A comparison of the Chinese targets laid out in the agreement with China’s current Five-Year Plan (FYP) shows that planners had already set a goal for non-fossil fuel energy to provide 15 percent of the country’s energy mix by 2020, making the new goals an extension of China’s existing targets. These goals are likely to be extended in China’s next FYP, which will run through 2020.
But hitting those targets could be tough. Neither China nor the United States is legally bound to the agreement, which calls for the United States to cut its greenhouse gas emissions to 26–28 percent below 2005 levels by 2025. Additionally, to adjust its energy mix, China will have to invest considerably in improvements in its electric grid and transmissions infrastructure. Finally, China—which usually delegates implementation targets to local and provincial officials—will have to make sure that such goals are achievable on a micro scale.
Perhaps because of this, Chinese coverage of the agreement was much more subdued, with the climate change deal listed as just one of several outcomes in many media stories.
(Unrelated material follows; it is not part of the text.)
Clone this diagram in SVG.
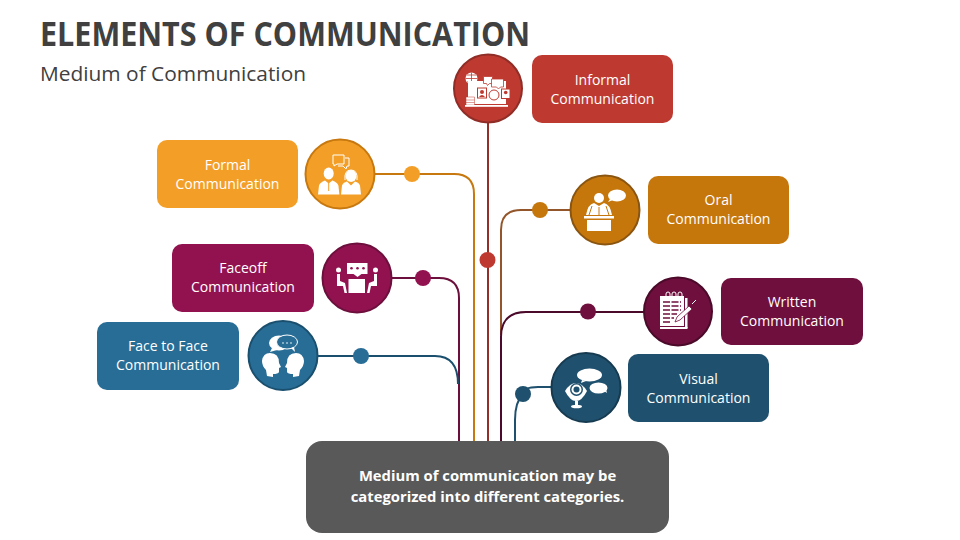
<svg xmlns="http://www.w3.org/2000/svg" width="960" height="540" viewBox="0 0 960 540">
<style>
text{font-family:"Open Sans","Noto Sans","Liberation Sans",sans-serif}
.l{font-size:14px;font-weight:500;fill:#fff;text-anchor:middle}
.m{font-size:14.800px;font-weight:700;fill:#fff;text-anchor:middle}
.c{fill:none;stroke-width:2}
.n{stroke-width:2}
.w{fill:#fff}
.o{fill:none;stroke:#fff;stroke-width:1}
</style>
<rect width="960" height="540" fill="#fff"/>
<text id="title" x="40" y="46" font-size="34.500" font-weight="700" fill="#404040" textLength="490" lengthAdjust="spacingAndGlyphs">ELEMENTS OF COMMUNICATION</text>
<text id="subtitle" x="40" y="81" font-size="20" fill="#404040" textLength="266" lengthAdjust="spacingAndGlyphs">Medium of Communication</text>
<g id="connectors">
<path class="c" stroke="#C7780F" d="M375 174H454Q474 174 474 194V441"/>
<path class="c" stroke="#6D0F3C" d="M391 278H439Q459 278 459 298V441"/>
<path class="c" stroke="#1A4F6E" d="M317 356H435Q458 356 458 384"/>
<path class="c" stroke="#93562A" d="M570 210H521Q501 210 501 230V335"/>
<path class="c" stroke="#4C0A2A" d="M644 312H526Q501 312 501 337V441"/>
<path class="c" stroke="#1F516E" d="M551 387H538Q523 387 523 394M523 394Q515 402 515 420V444"/>
<path class="c" stroke="#932F28" d="M488 123V441"/>
<circle cx="412" cy="174" r="8" fill="#F39F27"/>
<circle cx="423" cy="278" r="8" fill="#921250"/>
<circle cx="361" cy="356" r="8" fill="#276D96"/>
<circle cx="540" cy="210" r="8" fill="#C6770C"/>
<circle cx="588" cy="311.500" r="8" fill="#6E0F3D"/>
<circle cx="523" cy="394" r="8" fill="#1F516E"/>
<circle cx="487.500" cy="260" r="8" fill="#BE3A31"/>
</g>
<g id="informal">
<rect x="532" y="55" width="141" height="68" rx="10" fill="#BE3A31"/>
<text class="l" x="602.500" y="85">Informal</text><text class="l" x="602.500" y="104">Communication</text>
<circle class="n" cx="488" cy="88.500" r="34" fill="#BE3A31" stroke="#8F2D26"/>
<circle cx="471.500" cy="78.500" r="6" class="w"/><path fill="none" stroke="#BE3A31" stroke-width=".8" d="M465.500 78.500h12M471.500 72.500v12M467 75h9M467 82h9"/>
<rect x="468" y="81" width="38" height="23" class="w"/>
<path class="w" stroke="#BE3A31" stroke-width=".8" d="M483.500 76.500h9v7h-3l-2 2-1-2h-3z"/>
<path class="w" stroke="#BE3A31" stroke-width=".8" d="M491.500 79h12v8h-3l-2 2-2-2h-5z"/>
<rect x="477.500" y="88" width="9" height="10" class="w" stroke="#BE3A31"/><circle cx="482" cy="92" r="2" fill="#BE3A31"/><path d="M479 97q3-4 6 0z" fill="#BE3A31"/>
<circle cx="494" cy="95" r="5" class="w" stroke="#BE3A31"/>
<rect x="501.500" y="89" width="8.500" height="9.500" class="w" stroke="#BE3A31"/><circle cx="505.700" cy="92.500" r="1.800" fill="#BE3A31"/>
<path class="w" stroke="#BE3A31" stroke-width=".5" d="M466 97h8.500v8H466zM466 100h8.500M466 102.500h8.500"/><rect x="465" y="105" width="43" height="1.800" class="w"/>
</g>
<g id="formal">
<rect x="157" y="140" width="141" height="68" rx="10" fill="#F39F27"/>
<text class="l" x="227.500" y="170">Formal</text><text class="l" x="227.500" y="189">Communication</text>
<circle class="n" cx="340" cy="174" r="34.500" fill="#F39F27" stroke="#C7780F"/>
<path class="o" d="M333 155h11v9h-7l-3 2v-2h-1zM345 158h4v8h-2l-1 3-3-3h-5"/>
<ellipse cx="328.700" cy="173.500" rx="5" ry="6" class="w"/><path class="w" d="M318 194.500l1-9q1-3 6-5l3.700 3 3.700-3q5 2 6 5l1 9z"/>
<path stroke="#F39F27" d="M328.700 183v8"/>
<ellipse cx="351" cy="176" rx="5.500" ry="6" class="w"/><path fill="none" stroke="#fff" d="M345 180q-1-10 6-10t6 10"/><path class="w" d="M341 194.500l1-9q1-3 5-4l4 4 4-4q4 1 5 4l1 9z"/>
</g>
<g id="faceoff">
<rect x="172" y="244" width="142" height="68" rx="10" fill="#921250"/>
<text class="l" x="243" y="273">Faceoff</text><text class="l" x="243" y="292">Communication</text>
<circle class="n" cx="357" cy="278" r="34.500" fill="#921250" stroke="#6D0F3C"/>
<path class="w" d="M347 263h20.500v11h-6l-4 3-4-3h-6.500z"/>
<circle cx="351.500" cy="268.300" r="1.300" fill="#921250"/><circle cx="357.500" cy="268.300" r="1.300" fill="#921250"/><circle cx="363.500" cy="268.300" r="1.300" fill="#921250"/>
<rect x="348.500" y="279" width="16.500" height="14" class="w"/>
<circle cx="338.500" cy="270" r="2.500" class="w"/><circle cx="375.500" cy="270" r="2.500" class="w"/>
<path class="w" d="M337 274h3v7l5 2 2 10h-2.500l-1.500-7h-6zM377 274h-3v7l-5 2-2 10h2.500l1.500-7h6z"/>
</g>
<g id="facetoface">
<rect x="97" y="322" width="142" height="68" rx="10" fill="#276D96"/>
<text class="l" x="168" y="351">Face to Face</text><text class="l" x="168" y="370">Communication</text>
<circle class="n" cx="283" cy="355.500" r="34.500" fill="#276D96" stroke="#1A4F6E"/>
<ellipse cx="279" cy="343" rx="10" ry="7.500" class="w"/><path class="w" d="M272 348l-2 4 7-2z"/>
<ellipse cx="287" cy="342" rx="10.500" ry="7" fill="#276D96" stroke="#fff"/><path class="w" d="M291 348l4 4-1-5z"/>
<circle cx="283" cy="343" r=".8" class="w"/><circle cx="287" cy="343" r=".8" class="w"/><circle cx="291" cy="343" r=".8" class="w"/>
<path class="w" d="M270 353q9 0 9 10l2 4-2 1v4q-1 2-6 2v3l-6-1-1-6q-4-4-4-9 1-8 8-8zM296 353q-9 0-9 10l-2 4 2 1v4q1 2 6 2v3l6-1 1-6q4-4 4-9-1-8-8-8z"/>
</g>
<g id="oral">
<rect x="648" y="176" width="141" height="68" rx="10" fill="#C6770C"/>
<text class="l" x="718.500" y="205">Oral</text><text class="l" x="718.500" y="224">Communication</text>
<circle class="n" cx="605" cy="210" r="34.500" fill="#C6770C" stroke="#8A5510"/>
<circle cx="599" cy="198" r="5" class="w"/><ellipse cx="617" cy="195.500" rx="9" ry="6" class="w"/><path class="w" d="M610 199l-2 3 5-2z"/>
<path class="w" d="M586 215q2-11 8-12l5 3 5-3q6 1 8 12z"/>
<path fill="none" stroke="#C6770C" d="M589 215l3-9M609 215l-3-9M599 207v8"/>
<rect x="584" y="216" width="30" height="2.500" class="w"/><rect x="587" y="220" width="24" height="11" class="w"/>
</g>
<g id="written">
<rect x="721" y="278" width="142" height="67" rx="10" fill="#6E0F3D"/>
<text class="l" x="792" y="307">Written</text><text class="l" x="792" y="326">Communication</text>
<circle class="n" cx="678" cy="311.500" r="34" fill="#6E0F3D" stroke="#4C0A2A"/>
<rect x="660" y="296" width="24" height="30" class="w"/><rect x="685" y="298" width="2.500" height="30" class="w"/><rect x="660" y="327" width="27.500" height="2" class="w"/>
<path class="o" d="M666 297v-3a2 2 0 0 1 4 0v3M672 297v-3a2 2 0 0 1 4 0v3M678 297v-3a2 2 0 0 1 4 0v3"/>
<path stroke="#6E0F3D" stroke-width="1.300" stroke-dasharray="7 1.500" d="M663 302h18M663 306h18M663 310h18M663 314h14M663 318h11M663 322h8"/>
<path class="w" stroke="#6E0F3D" stroke-width=".8" d="M677 317l12-11 3 3-12 11-5 2z"/><path stroke="#fff" d="M692 304l4-4"/>
</g>
<g id="visual">
<rect x="628" y="354" width="141" height="68" rx="10" fill="#1F516E"/>
<text class="l" x="698.500" y="384">Visual</text><text class="l" x="698.500" y="403">Communication</text>
<circle class="n" cx="586" cy="387.500" r="34.500" fill="#1F516E" stroke="#163A50"/>
<ellipse cx="589.500" cy="375" rx="12.500" ry="6.500" class="w"/><path class="w" d="M582 380l-1 3 5-2z"/><ellipse cx="598.500" cy="388" rx="9" ry="5.500" class="w"/><path class="w" d="M604 391l3 2-1-4z"/>
<path class="w" d="M565 391q5-8 11-8t11 8q-5 10-11 10t-11-10z"/>
<circle cx="576.500" cy="389.500" r="6.500" fill="#1F516E"/><circle cx="576.500" cy="389.500" r="5" class="w"/><circle cx="576.500" cy="389.500" r="3" fill="#1F516E"/>
<rect x="575" y="401" width="3" height="5" class="w"/><ellipse cx="576.500" cy="406.500" rx="5.500" ry="1.800" class="w"/>
</g>
<g id="center">
<rect x="306" y="441" width="363" height="92" rx="16" fill="#595959"/>
<text class="m" x="487.500" y="481">Medium of communication may be</text>
<text class="m" x="487.500" y="502">categorized into different categories.</text>
</g>
</svg>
Air pollution is a serious concern among Chinese citizens, and it is quickly becoming a source of anger that some leaders fear could fuel domestic unrest. Although provisions in the joint agreement—along with landmark amendments to China’s Environmental Protection Law—could address air quality and pollution issues in the long run, they offer little in terms of an immediate solution.
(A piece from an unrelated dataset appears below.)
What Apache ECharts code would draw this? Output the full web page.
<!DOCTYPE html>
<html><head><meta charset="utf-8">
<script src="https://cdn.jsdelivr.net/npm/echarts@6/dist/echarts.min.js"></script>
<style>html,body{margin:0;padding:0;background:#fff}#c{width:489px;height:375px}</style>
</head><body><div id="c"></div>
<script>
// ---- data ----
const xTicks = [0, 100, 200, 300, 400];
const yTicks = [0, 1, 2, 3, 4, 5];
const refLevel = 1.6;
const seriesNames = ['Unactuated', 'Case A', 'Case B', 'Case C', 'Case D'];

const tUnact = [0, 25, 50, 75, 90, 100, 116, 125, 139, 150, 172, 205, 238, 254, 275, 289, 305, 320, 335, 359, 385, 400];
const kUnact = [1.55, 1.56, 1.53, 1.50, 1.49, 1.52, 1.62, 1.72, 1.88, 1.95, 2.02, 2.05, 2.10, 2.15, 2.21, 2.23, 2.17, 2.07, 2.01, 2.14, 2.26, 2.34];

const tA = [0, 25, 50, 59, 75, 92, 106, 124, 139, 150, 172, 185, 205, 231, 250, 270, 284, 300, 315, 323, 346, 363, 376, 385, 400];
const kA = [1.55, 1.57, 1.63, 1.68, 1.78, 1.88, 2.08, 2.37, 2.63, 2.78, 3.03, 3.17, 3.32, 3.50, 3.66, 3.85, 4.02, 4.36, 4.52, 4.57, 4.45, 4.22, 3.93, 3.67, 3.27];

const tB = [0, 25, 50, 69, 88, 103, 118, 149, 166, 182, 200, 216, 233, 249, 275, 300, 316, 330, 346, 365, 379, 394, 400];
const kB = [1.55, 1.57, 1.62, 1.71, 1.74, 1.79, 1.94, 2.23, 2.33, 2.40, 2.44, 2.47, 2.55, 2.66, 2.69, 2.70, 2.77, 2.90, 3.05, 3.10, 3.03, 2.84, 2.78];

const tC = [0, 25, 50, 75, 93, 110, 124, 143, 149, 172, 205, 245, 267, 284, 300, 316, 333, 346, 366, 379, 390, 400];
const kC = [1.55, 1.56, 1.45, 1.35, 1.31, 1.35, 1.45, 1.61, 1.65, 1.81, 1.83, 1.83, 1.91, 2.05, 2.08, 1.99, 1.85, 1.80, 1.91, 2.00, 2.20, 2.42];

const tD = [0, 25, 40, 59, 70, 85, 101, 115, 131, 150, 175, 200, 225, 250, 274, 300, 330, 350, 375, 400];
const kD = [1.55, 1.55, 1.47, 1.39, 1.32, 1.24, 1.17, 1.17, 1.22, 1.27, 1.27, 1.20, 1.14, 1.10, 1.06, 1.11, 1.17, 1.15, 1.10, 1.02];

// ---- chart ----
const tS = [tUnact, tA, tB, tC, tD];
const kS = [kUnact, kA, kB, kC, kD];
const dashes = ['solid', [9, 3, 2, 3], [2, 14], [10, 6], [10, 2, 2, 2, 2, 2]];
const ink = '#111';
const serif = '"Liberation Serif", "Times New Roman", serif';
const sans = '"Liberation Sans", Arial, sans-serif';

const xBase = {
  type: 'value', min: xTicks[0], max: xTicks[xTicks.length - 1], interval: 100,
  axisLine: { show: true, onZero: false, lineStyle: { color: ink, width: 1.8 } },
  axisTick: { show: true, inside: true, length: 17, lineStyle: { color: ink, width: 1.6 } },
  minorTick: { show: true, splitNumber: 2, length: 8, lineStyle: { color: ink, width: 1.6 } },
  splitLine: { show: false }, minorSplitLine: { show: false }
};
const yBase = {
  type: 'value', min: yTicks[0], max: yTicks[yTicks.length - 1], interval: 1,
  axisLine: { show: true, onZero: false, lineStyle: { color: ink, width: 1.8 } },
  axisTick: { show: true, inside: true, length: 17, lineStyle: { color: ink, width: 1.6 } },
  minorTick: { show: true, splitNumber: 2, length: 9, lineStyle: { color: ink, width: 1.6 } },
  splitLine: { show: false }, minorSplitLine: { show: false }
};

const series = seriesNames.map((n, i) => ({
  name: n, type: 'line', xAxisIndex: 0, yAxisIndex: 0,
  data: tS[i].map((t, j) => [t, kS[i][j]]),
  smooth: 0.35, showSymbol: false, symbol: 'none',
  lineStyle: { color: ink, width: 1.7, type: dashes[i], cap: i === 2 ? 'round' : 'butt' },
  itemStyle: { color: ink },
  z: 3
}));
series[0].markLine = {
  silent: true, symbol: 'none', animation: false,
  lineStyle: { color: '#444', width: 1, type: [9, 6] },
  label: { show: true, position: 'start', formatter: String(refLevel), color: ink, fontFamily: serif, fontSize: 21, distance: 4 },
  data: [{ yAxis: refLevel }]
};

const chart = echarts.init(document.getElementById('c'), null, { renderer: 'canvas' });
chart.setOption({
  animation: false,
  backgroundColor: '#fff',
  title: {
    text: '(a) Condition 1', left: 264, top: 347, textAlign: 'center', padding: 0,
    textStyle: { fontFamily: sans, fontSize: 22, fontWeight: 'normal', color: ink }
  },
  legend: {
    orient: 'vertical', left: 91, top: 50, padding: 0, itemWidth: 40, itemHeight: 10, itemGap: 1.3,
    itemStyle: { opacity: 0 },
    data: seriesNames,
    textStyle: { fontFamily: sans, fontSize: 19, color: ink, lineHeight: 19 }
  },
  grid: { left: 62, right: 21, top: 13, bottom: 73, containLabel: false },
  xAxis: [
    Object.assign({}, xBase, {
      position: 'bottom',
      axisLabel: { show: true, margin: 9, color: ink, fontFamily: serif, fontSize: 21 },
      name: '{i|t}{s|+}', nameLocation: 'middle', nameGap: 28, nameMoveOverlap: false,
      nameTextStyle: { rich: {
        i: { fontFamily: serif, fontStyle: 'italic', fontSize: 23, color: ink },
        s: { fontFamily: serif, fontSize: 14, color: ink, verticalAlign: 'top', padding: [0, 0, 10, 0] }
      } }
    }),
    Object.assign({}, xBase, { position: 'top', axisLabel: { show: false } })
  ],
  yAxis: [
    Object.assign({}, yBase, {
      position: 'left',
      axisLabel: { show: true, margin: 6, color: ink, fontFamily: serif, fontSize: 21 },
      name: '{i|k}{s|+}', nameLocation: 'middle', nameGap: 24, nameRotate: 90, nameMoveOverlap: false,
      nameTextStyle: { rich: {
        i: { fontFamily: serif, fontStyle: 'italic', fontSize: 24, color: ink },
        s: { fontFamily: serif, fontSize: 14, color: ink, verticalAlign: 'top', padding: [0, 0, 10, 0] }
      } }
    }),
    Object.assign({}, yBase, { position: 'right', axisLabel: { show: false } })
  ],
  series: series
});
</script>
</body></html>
As a consequence, the joint agreement itself is unlikely to shift the landscape for Chinese government officials or foreign companies. It does, however, indicate increased Chinese willingness to engage on these issues, which could mean changes down the road.
Despite the logistical challenges, the agreement indicates stronger Chinese intentions to engage on climate change issues. China’s plan to have carbon dioxide emissions “peak” around 2030 is unprecedented for the country’s climate negotiators. In the past, PRC policymakers refused to set a hard cap, and instead favored an approach of increasing carbon efficiency, the amount of carbon emissions per unit of GDP. The use of the term “peak” suggests that officials advocating for a cap may be winning this long-run debate.
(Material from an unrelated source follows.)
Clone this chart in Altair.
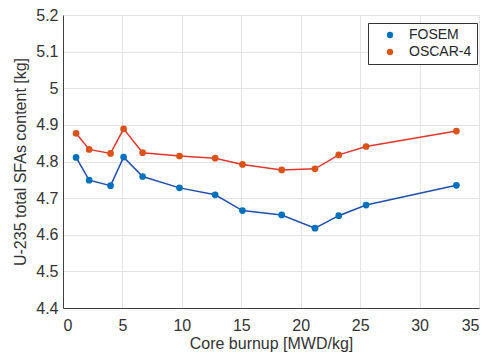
import altair as alt
import pandas as pd

burnup = [1.1, 2.2, 4.0, 5.1, 6.7, 9.8, 12.8, 15.1, 18.4, 21.2, 23.2, 25.5, 33.1]
fosem = [4.811, 4.749, 4.734, 4.812, 4.759, 4.728, 4.709, 4.666, 4.654, 4.618, 4.652, 4.681, 4.735]
oscar = [4.877, 4.833, 4.822, 4.889, 4.824, 4.815, 4.809, 4.792, 4.777, 4.780, 4.818, 4.841, 4.883]
series = ["FOSEM", "OSCAR-4"]
marker_colors = ["#0072BD", "#D95319"]
line_colors = ["#1f4faf", "#e6352b"]
x_ticks = [0, 5, 10, 15, 20, 25, 30, 35]
y_ticks = [4.4, 4.5, 4.6, 4.7, 4.8, 4.9, 5.0, 5.1, 5.2]

rows = []
for s, vals in zip(series, [fosem, oscar]):
    for b, v in zip(burnup, vals):
        rows.append({"burnup": b, "value": v, "series": s})
df = pd.DataFrame(rows)

font = "Liberation Sans"

x = alt.X("burnup:Q", scale=alt.Scale(domain=[0, 35], nice=False),
          axis=alt.Axis(values=x_ticks, title="Core burnup [MWD/kg]", format="~g"))
y = alt.Y("value:Q", scale=alt.Scale(domain=[4.4, 5.2], nice=False, zero=False),
          axis=alt.Axis(values=y_ticks, title="U-235 total SFAs content [kg]", format=".1~f"))

lines = alt.Chart(df).mark_line(strokeWidth=1.5).encode(
    x=x, y=y,
    color=alt.Color("series:N", scale=alt.Scale(domain=series, range=line_colors), legend=None),
)
points = alt.Chart(df).mark_point(filled=True, opacity=1, size=45).encode(
    x=x, y=y,
    color=alt.Color("series:N", scale=alt.Scale(domain=series, range=marker_colors),
                    legend=alt.Legend(title=None, orient="none", legendX=305, legendY=8,
                                      strokeColor="#333333", fillColor="white", padding=5,
                                      symbolOffset=10, symbolType="circle", symbolSize=40,
                                      labelFontSize=14, labelFont=font, labelColor="#262626",
                                      labelOffset=12, rowPadding=3)),
)

chart = alt.layer(lines, points).resolve_scale(color="independent").properties(
    width=416, height=293,
    autosize=alt.AutoSizeParams(type="none"),
    padding={"left": 55, "top": 7, "right": 2, "bottom": 44},
    background="white",
).configure_view(stroke="#d9d9d9", strokeWidth=1).configure_axis(
    labelFont=font, titleFont=font, labelFontSize=16, titleFontSize=16,
    labelColor="#333333", titleColor="#333333", titleFontWeight="normal",
    domainColor="#404040", domainWidth=1, ticks=False,
    gridColor="#e3e3e3", gridWidth=1,
).configure_axisY(labelPadding=5, titlePadding=7).configure_axisX(labelPadding=9, titlePadding=2)

chart.save("out.html", embed_options={"renderer": "svg", "actions": False})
In addition, for the first time, the Chinese-language statement referred to climate change as “one of the biggest threats to humanity.” In past joint statements on climate change like the 2013 announcement, the Chinese-language statements referred to climate change as a “challenge,” which suggests that the Chinese leadership is viewing the issue with increasing importance.
China and the United States also agreed to joint projects that could support both countries’ climate change targets. Notably, the United States and China decided to expand cooperation through the US-China Clean Energy Research Center (CERC), a bilateral initiative that encourages research, development, and deployment of clean energy in both countries. CERC’s mandate, which previously ran from 2011-2015, will be extended for an additional five years. Both sides agreed to renew funding for CERC’s three research tracks—building efficiency, clean vehicles, and advanced carbon capture and sequestration technologies for coal—and to add a fourth: the interaction of energy and water in the “energy/water nexus.” Such agreements can promote environmental protection goals, but they also provide new opportunities for business.
An impetus for change
Given the nature of China’s system, the public joint statement with the United States may give Chinese officials added impetus to carry out their planned goals for reducing carbon dioxide emissions and greater leverage for central government officials to push their local counterparts. Even if the immediate impact of the joint statement is unclear, it lays a framework for future cooperation and demonstrates a push for action over talk.
In addition, the Obama-Xi joint statement seems designed to inspire other countries to take action in advance of the 2015 United Nations climate change conference in Paris. With the European Union announcement in October that it planned to cut greenhouse gases by 40 percent by 2030 and raise the share of renewable energy in the energy mix to 27 percent, the agreement could indicate efforts by the United States and China—the world’s two largest economies and biggest polluters—to set a more ambitious goal for upcoming negotiations.